The real measure of a person is who positions themselves as an enemy (and why), and who a person mutually treats as a friend – in other words, the company a person chooses to keep.

Ditto our shooter this last Saturday. An incoherent loner, a ranting person who described himself as wanting a gold standard, hated government, burned the american flag, liked Mein Kampf and the Communist Manifesto, and was waging a war on grammar. His fellow students and teachers were terrified of him and thought him dangerously unstable. If he had politics, it was somewhere beyond anarchist into chaotic.

Blaming people of a political party or faction because a lunatic chose to like some aspects of their political philosophy, especially when he believes many things entirely antithetical to that philosophy, and was not an accepted member of that group, is intellectual dishonesty of the first order. Does anyone seriously believe that a flag-burning lover of the Communist Manifesto who rants on grammar is a right winger? Painting people who as a matter of moral persuasion strongly believe in protecting innocents like Christina Green as encouraging this kind of behavior is a similar level of dishonesty. 

Given his favorite reading material, some have pointed blame at the left. Does anyone seriously believe this nut job was legitimately a member of any grouping on the left? Even the extremely radical terrorists of the last century like the Weather Underground and the Red Brigades needed their members to be reasonably sane.

Again, assuming you care about the civility of political discourse, this blame-throwing does nothing but poison said discourse unless the actual facts support it, and they don’t.

And while we’re at it, let’s be honest with ourselves about the discourse. Historically, the recent discourse is fairly tame, and sets no real high-water marks. Look at some of the political cartoons from the last couple centuries. Some may also remember  “Hey, hey, LBJ, how many kids have you killed today.”

And if you do think that using “sights” is unacceptably martial for political maps, then targets, the things you’re shooting at, are as well.
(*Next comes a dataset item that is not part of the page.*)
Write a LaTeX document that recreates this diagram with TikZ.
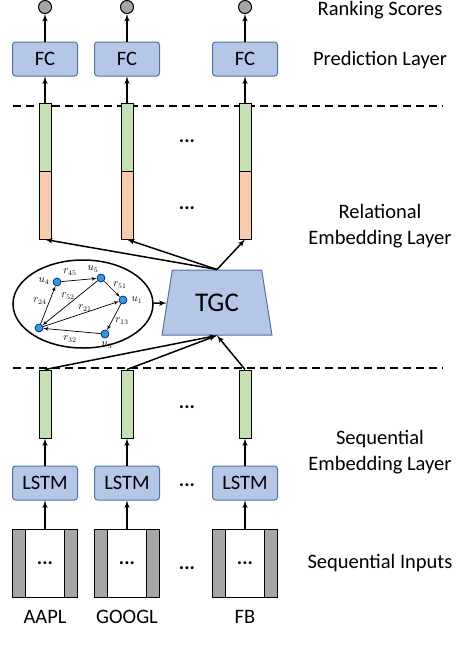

This refers not only to Palin’s map, but to DNC maps re: republicans,  as well as democratic maps “targeting” Giffords in the 2010 primaries. If your standard is that shooting metaphors are wrong, you can’t pick and choose who you enforce the standard with without being at best partisan. Don’t argue that “targets” are better than “sights,” and don’t argue that crosshairs are actually “registration marks.”

Ditto with signs over the last decade at rallies. If a sign saying a president is socialist or fascist is unacceptable to you, then it’s not an “interesting metaphor’ when applied to a president you hate. Ditto with hanging in effigy. Movies about the assassination of the president are right out.

If you have a standard for what constitutes acceptable discourse, please apply it evenly. Address the idea and the policies, but not the person. Don’t hold people at fault simply because you hate them or what you believe they stand for.

Today is not the day to go into depth about politics being a “war” of sorts, complete with “campaigns”, where people decide who gets to write the laws that ultimately get enforced at the point of a gun. But one point must be made: the beauty of our system is at the end of the day, no matter what the results are, everyone feels like their point was heard, and goes home to try again the next round.

For that matter, today shouldn’t be the day we sit and argue about who is to blame, and I shouldn’t have to give a lesson on logic, civility, reason and the pointlessness or worse of painting those you disagree with as gleeful psychotics and idiots. It’s a tragedy, and these things, sadly, happen. As far as I can tell, the congresswoman, and many who were shot were good people who deserve our respect. As John Green, father of Christina said in this heart-breaking interview, this is the price we pay for living in a free society, and it beats the alternatives.

Let’s honor that, and deal with the lunatic as the time comes. As for everything else, well, standards are not something you exempt your friends from any more than you do your opponents. Let’s have some decency.